• [What this task involves]: Make an exact copy of the data below, leaving out every picture.

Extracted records

§ §

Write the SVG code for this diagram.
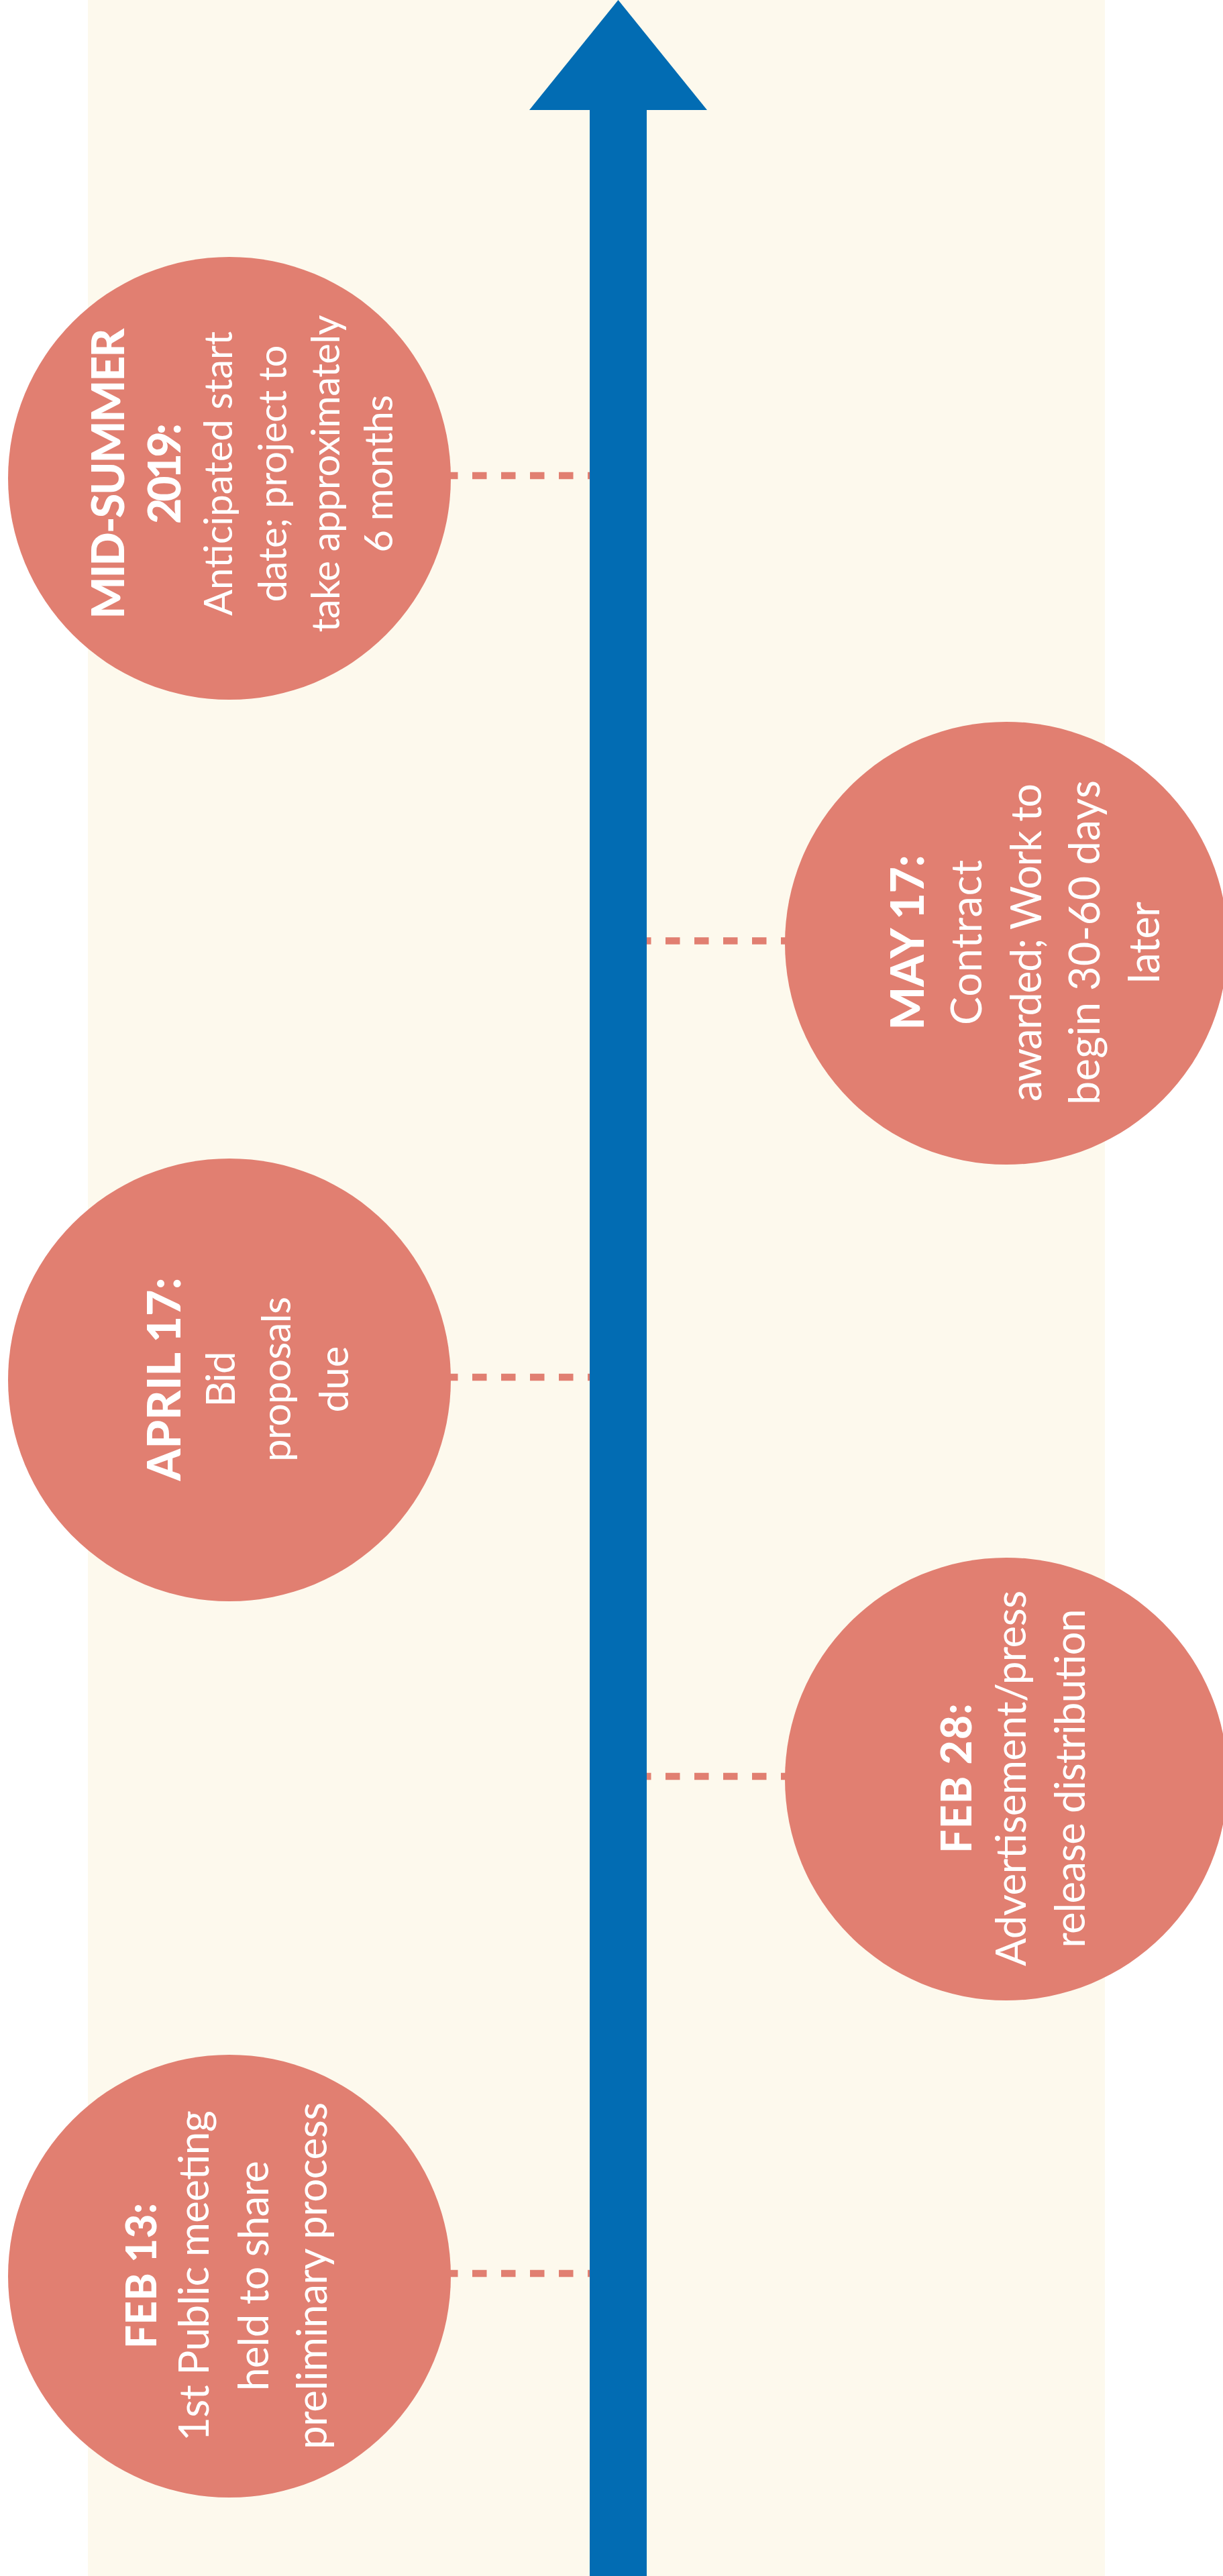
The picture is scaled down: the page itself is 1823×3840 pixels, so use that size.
<svg xmlns="http://www.w3.org/2000/svg" width="1823" height="3840" viewBox="0 0 1823 3840">
  <style>
    .band { fill: #FDF9ED; }
    .arrow { fill: #026CB3; }
    .dot { fill: #E17F71; }
    .link { stroke: #E17F71; stroke-width: 10.5; stroke-dasharray: 21.5 21.5; fill: none; }
    .head { font-family: Lato, "Liberation Sans", sans-serif; font-weight: 900; fill: #FFFFFF; text-anchor: middle; }
    .body { font-family: Lato, "Liberation Sans", sans-serif; font-weight: 400; fill: #FFFFFF; text-anchor: middle; }
  </style>

  <rect width="1823" height="3840" fill="#FFFFFF"/>
  <rect class="band" x="131" y="0" width="1516" height="3840"/>

  <!-- dotted ties from each milestone to the timeline -->
  <g id="connectors">
    <line class="link" x1="661" y1="709" x2="900" y2="709"/>
    <line class="link" x1="949" y1="1402.5" x2="1190" y2="1402.5"/>
    <line class="link" x1="661" y1="2053" x2="900" y2="2053"/>
    <line class="link" x1="949" y1="2648" x2="1190" y2="2648"/>
    <line class="link" x1="661" y1="3389" x2="900" y2="3389"/>
  </g>

  <!-- timeline arrow pointing up -->
  <g id="timeline">
    <rect class="arrow" x="879" y="163" width="85" height="3677"/>
    <polygon class="arrow" points="921.5,0 1054,164 789,164"/>
  </g>

  <g id="node-midsummer">
    <circle class="dot" cx="342" cy="713" r="330"/>
    <g transform="translate(342,706) rotate(-90)">
      <text class="head" font-size="66" x="0" y="-157" textLength="433" lengthAdjust="spacing">MID-SUMMER</text>
      <text class="head" font-size="66" x="0" y="-73" textLength="150" lengthAdjust="spacing">2019:</text>
      <text class="body" font-size="58" x="0" y="4" textLength="424" lengthAdjust="spacing">Anticipated start</text>
      <text class="body" font-size="58" x="0" y="85" textLength="383" lengthAdjust="spacing">date; project to</text>
      <text class="body" font-size="58" x="0" y="164" textLength="473" lengthAdjust="spacing">take approximately</text>
      <text class="body" font-size="58" x="0" y="243" textLength="235" lengthAdjust="spacing">6 months</text>
    </g>
  </g>

  <g id="node-may17">
    <circle class="dot" cx="1500" cy="1406" r="330"/>
    <g transform="translate(1500,1405) rotate(-90)">
      <text class="head" font-size="68" x="0" y="-123" textLength="261" lengthAdjust="spacing">MAY 17:</text>
      <text class="body" font-size="63" x="0" y="-37.5" textLength="246" lengthAdjust="spacing">Contract</text>
      <text class="body" font-size="63" x="0" y="52" textLength="474" lengthAdjust="spacing">awarded; Work to</text>
      <text class="body" font-size="63" x="0" y="139" textLength="484" lengthAdjust="spacing">begin 30-60 days</text>
      <text class="body" font-size="63" x="0" y="228" textLength="122" lengthAdjust="spacing">later</text>
    </g>
  </g>

  <g id="node-april17">
    <circle class="dot" cx="342" cy="2057" r="330"/>
    <g transform="translate(342,2056) rotate(-90)">
      <text class="head" font-size="68" x="0" y="-73" textLength="303" lengthAdjust="spacing">APRIL 17:</text>
      <text class="body" font-size="60" x="0" y="8" textLength="83" lengthAdjust="spacing">Bid</text>
      <text class="body" font-size="60" x="0" y="91" textLength="246" lengthAdjust="spacing">proposals</text>
      <text class="body" font-size="60" x="0" y="177" textLength="99" lengthAdjust="spacing">due</text>
    </g>
  </g>

  <g id="node-feb28">
    <circle class="dot" cx="1500" cy="2652" r="330"/>
    <g transform="translate(1500,2651) rotate(-90)">
      <text class="head" font-size="62" x="0" y="-52" textLength="223" lengthAdjust="spacing">FEB 28:</text>
      <text class="body" font-size="62" x="0" y="28.6" textLength="560" lengthAdjust="spacing">Advertisement/press</text>
      <text class="body" font-size="62" x="0" y="116.5" textLength="505" lengthAdjust="spacing">release distribution</text>
    </g>
  </g>

  <g id="node-feb13">
    <circle class="dot" cx="342" cy="3393" r="330"/>
    <g transform="translate(342,3392.5) rotate(-90)">
      <text class="head" font-size="62" x="0" y="-109" textLength="217" lengthAdjust="spacing">FEB 13:</text>
      <text class="body" font-size="62" x="0" y="-31" textLength="493" lengthAdjust="spacing">1st Public meeting</text>
      <text class="body" font-size="62" x="0" y="57.5" textLength="343" lengthAdjust="spacing">held to share</text>
      <text class="body" font-size="62" x="0" y="144.6" textLength="517" lengthAdjust="spacing">preliminary process</text>
    </g>
  </g>
</svg>
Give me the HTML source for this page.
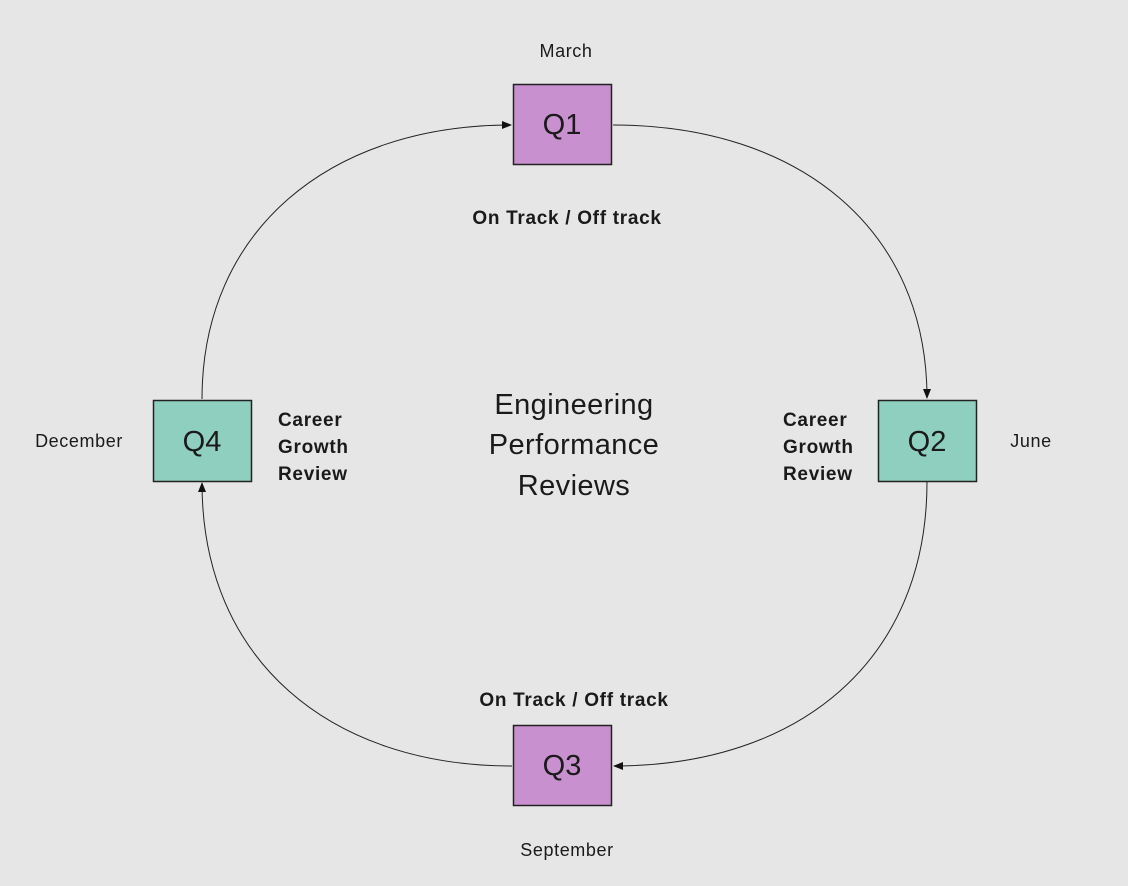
<!DOCTYPE html>
<html><head><meta charset="utf-8"><style>
html,body{margin:0;padding:0;background:#e6e6e6;}
svg{display:block;}
text{font-family:"Liberation Sans",sans-serif;fill:#1a1a1a;}
</style></head><body>
<svg width="1128" height="886" viewBox="0 0 1128 886" xmlns="http://www.w3.org/2000/svg">
<defs><marker id="a" markerWidth="10" markerHeight="8" refX="9" refY="4" orient="auto" markerUnits="userSpaceOnUse"><path d="M0,0 L10,4 L0,8 Z" fill="#111"/></marker></defs>
<rect x="0" y="0" width="1128" height="886" fill="#e6e6e6"/>
<g fill="none" stroke="#222" stroke-width="1">
<path d="M613,125 C800,125 927,230 927,398" marker-end="url(#a)"/>
<path d="M927,482 C927,660 800,766 614,766" marker-end="url(#a)"/>
<path d="M512,766 C330,766 202,660 202,483" marker-end="url(#a)"/>
<path d="M202,399 C202,230 330,125 511,125" marker-end="url(#a)"/>
</g>
<g stroke="#222" stroke-width="1.5">
<rect x="513.5" y="84.5" width="98" height="80" fill="#c990d0"/>
<rect x="513.5" y="725.5" width="98" height="80" fill="#c990d0"/>
<rect x="878.5" y="400.5" width="98" height="81" fill="#8fcfbf"/>
<rect x="153.5" y="400.5" width="98" height="81" fill="#8fcfbf"/>
</g>
<g font-size="29" text-anchor="middle">
<text x="562" y="134">Q1</text>
<text x="562" y="775">Q3</text>
<text x="927" y="451">Q2</text>
<text x="202" y="451">Q4</text>
</g>
<g font-size="18" text-anchor="middle" letter-spacing="0.6">
<text x="566" y="57">March</text>
<text x="567" y="856">September</text>
<text x="1031" y="447">June</text>
<text x="79" y="447">December</text>
</g>
<g font-size="19" font-weight="bold" letter-spacing="0.7">
<text x="567" y="224" text-anchor="middle">On Track / Off track</text>
<text x="574" y="706" text-anchor="middle">On Track / Off track</text>
<text x="278" y="426">Career</text><text x="278" y="453">Growth</text><text x="278" y="480">Review</text>
<text x="783" y="426">Career</text><text x="783" y="453">Growth</text><text x="783" y="480">Review</text>
</g>
<g font-size="29" text-anchor="middle" letter-spacing="0.4">
<text x="574" y="414">Engineering</text>
<text x="574" y="454">Performance</text>
<text x="574" y="495">Reviews</text>
</g>
</svg>
</body></html>
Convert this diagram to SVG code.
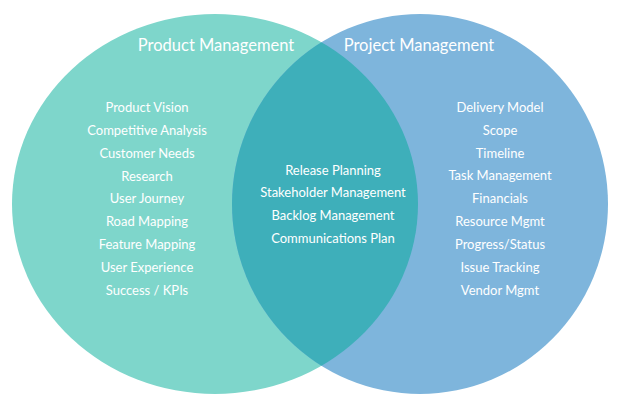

§ §

• [Written solution]:
Write the SVG code for this diagram.
The picture is scaled down: the page itself is 1823×3840 pixels, so use that size.
<svg xmlns="http://www.w3.org/2000/svg" width="1823" height="3840" viewBox="0 0 1823 3840">
  <style>
    .band { fill: #FDF9ED; }
    .arrow { fill: #026CB3; }
    .dot { fill: #E17F71; }
    .link { stroke: #E17F71; stroke-width: 10.5; stroke-dasharray: 21.5 21.5; fill: none; }
    .head { font-family: Lato, "Liberation Sans", sans-serif; font-weight: 900; fill: #FFFFFF; text-anchor: middle; }
    .body { font-family: Lato, "Liberation Sans", sans-serif; font-weight: 400; fill: #FFFFFF; text-anchor: middle; }
  </style>

  <rect width="1823" height="3840" fill="#FFFFFF"/>
  <rect class="band" x="131" y="0" width="1516" height="3840"/>

  <!-- dotted ties from each milestone to the timeline -->
  <g id="connectors">
    <line class="link" x1="661" y1="709" x2="900" y2="709"/>
    <line class="link" x1="949" y1="1402.5" x2="1190" y2="1402.5"/>
    <line class="link" x1="661" y1="2053" x2="900" y2="2053"/>
    <line class="link" x1="949" y1="2648" x2="1190" y2="2648"/>
    <line class="link" x1="661" y1="3389" x2="900" y2="3389"/>
  </g>

  <!-- timeline arrow pointing up -->
  <g id="timeline">
    <rect class="arrow" x="879" y="163" width="85" height="3677"/>
    <polygon class="arrow" points="921.5,0 1054,164 789,164"/>
  </g>

  <g id="node-midsummer">
    <circle class="dot" cx="342" cy="713" r="330"/>
    <g transform="translate(342,706) rotate(-90)">
      <text class="head" font-size="66" x="0" y="-157" textLength="433" lengthAdjust="spacing">MID-SUMMER</text>
      <text class="head" font-size="66" x="0" y="-73" textLength="150" lengthAdjust="spacing">2019:</text>
      <text class="body" font-size="58" x="0" y="4" textLength="424" lengthAdjust="spacing">Anticipated start</text>
      <text class="body" font-size="58" x="0" y="85" textLength="383" lengthAdjust="spacing">date; project to</text>
      <text class="body" font-size="58" x="0" y="164" textLength="473" lengthAdjust="spacing">take approximately</text>
      <text class="body" font-size="58" x="0" y="243" textLength="235" lengthAdjust="spacing">6 months</text>
    </g>
  </g>

  <g id="node-may17">
    <circle class="dot" cx="1500" cy="1406" r="330"/>
    <g transform="translate(1500,1405) rotate(-90)">
      <text class="head" font-size="68" x="0" y="-123" textLength="261" lengthAdjust="spacing">MAY 17:</text>
      <text class="body" font-size="63" x="0" y="-37.5" textLength="246" lengthAdjust="spacing">Contract</text>
      <text class="body" font-size="63" x="0" y="52" textLength="474" lengthAdjust="spacing">awarded; Work to</text>
      <text class="body" font-size="63" x="0" y="139" textLength="484" lengthAdjust="spacing">begin 30-60 days</text>
      <text class="body" font-size="63" x="0" y="228" textLength="122" lengthAdjust="spacing">later</text>
    </g>
  </g>

  <g id="node-april17">
    <circle class="dot" cx="342" cy="2057" r="330"/>
    <g transform="translate(342,2056) rotate(-90)">
      <text class="head" font-size="68" x="0" y="-73" textLength="303" lengthAdjust="spacing">APRIL 17:</text>
      <text class="body" font-size="60" x="0" y="8" textLength="83" lengthAdjust="spacing">Bid</text>
      <text class="body" font-size="60" x="0" y="91" textLength="246" lengthAdjust="spacing">proposals</text>
      <text class="body" font-size="60" x="0" y="177" textLength="99" lengthAdjust="spacing">due</text>
    </g>
  </g>

  <g id="node-feb28">
    <circle class="dot" cx="1500" cy="2652" r="330"/>
    <g transform="translate(1500,2651) rotate(-90)">
      <text class="head" font-size="62" x="0" y="-52" textLength="223" lengthAdjust="spacing">FEB 28:</text>
      <text class="body" font-size="62" x="0" y="28.6" textLength="560" lengthAdjust="spacing">Advertisement/press</text>
      <text class="body" font-size="62" x="0" y="116.5" textLength="505" lengthAdjust="spacing">release distribution</text>
    </g>
  </g>

  <g id="node-feb13">
    <circle class="dot" cx="342" cy="3393" r="330"/>
    <g transform="translate(342,3392.5) rotate(-90)">
      <text class="head" font-size="62" x="0" y="-109" textLength="217" lengthAdjust="spacing">FEB 13:</text>
      <text class="body" font-size="62" x="0" y="-31" textLength="493" lengthAdjust="spacing">1st Public meeting</text>
      <text class="body" font-size="62" x="0" y="57.5" textLength="343" lengthAdjust="spacing">held to share</text>
      <text class="body" font-size="62" x="0" y="144.6" textLength="517" lengthAdjust="spacing">preliminary process</text>
    </g>
  </g>
</svg>
Give me the HTML source for this page.
<!DOCTYPE html>
<html><head><meta charset="utf-8"><style>
html,body{margin:0;padding:0;background:#e6e6e6;}
svg{display:block;}
text{font-family:"Liberation Sans",sans-serif;fill:#1a1a1a;}
</style></head><body>
<svg width="1128" height="886" viewBox="0 0 1128 886" xmlns="http://www.w3.org/2000/svg">
<defs><marker id="a" markerWidth="10" markerHeight="8" refX="9" refY="4" orient="auto" markerUnits="userSpaceOnUse"><path d="M0,0 L10,4 L0,8 Z" fill="#111"/></marker></defs>
<rect x="0" y="0" width="1128" height="886" fill="#e6e6e6"/>
<g fill="none" stroke="#222" stroke-width="1">
<path d="M613,125 C800,125 927,230 927,398" marker-end="url(#a)"/>
<path d="M927,482 C927,660 800,766 614,766" marker-end="url(#a)"/>
<path d="M512,766 C330,766 202,660 202,483" marker-end="url(#a)"/>
<path d="M202,399 C202,230 330,125 511,125" marker-end="url(#a)"/>
</g>
<g stroke="#222" stroke-width="1.5">
<rect x="513.5" y="84.5" width="98" height="80" fill="#c990d0"/>
<rect x="513.5" y="725.5" width="98" height="80" fill="#c990d0"/>
<rect x="878.5" y="400.5" width="98" height="81" fill="#8fcfbf"/>
<rect x="153.5" y="400.5" width="98" height="81" fill="#8fcfbf"/>
</g>
<g font-size="29" text-anchor="middle">
<text x="562" y="134">Q1</text>
<text x="562" y="775">Q3</text>
<text x="927" y="451">Q2</text>
<text x="202" y="451">Q4</text>
</g>
<g font-size="18" text-anchor="middle" letter-spacing="0.6">
<text x="566" y="57">March</text>
<text x="567" y="856">September</text>
<text x="1031" y="447">June</text>
<text x="79" y="447">December</text>
</g>
<g font-size="19" font-weight="bold" letter-spacing="0.7">
<text x="567" y="224" text-anchor="middle">On Track / Off track</text>
<text x="574" y="706" text-anchor="middle">On Track / Off track</text>
<text x="278" y="426">Career</text><text x="278" y="453">Growth</text><text x="278" y="480">Review</text>
<text x="783" y="426">Career</text><text x="783" y="453">Growth</text><text x="783" y="480">Review</text>
</g>
<g font-size="29" text-anchor="middle" letter-spacing="0.4">
<text x="574" y="414">Engineering</text>
<text x="574" y="454">Performance</text>
<text x="574" y="495">Reviews</text>
</g>
</svg>
</body></html>
Convert this diagram to SVG code.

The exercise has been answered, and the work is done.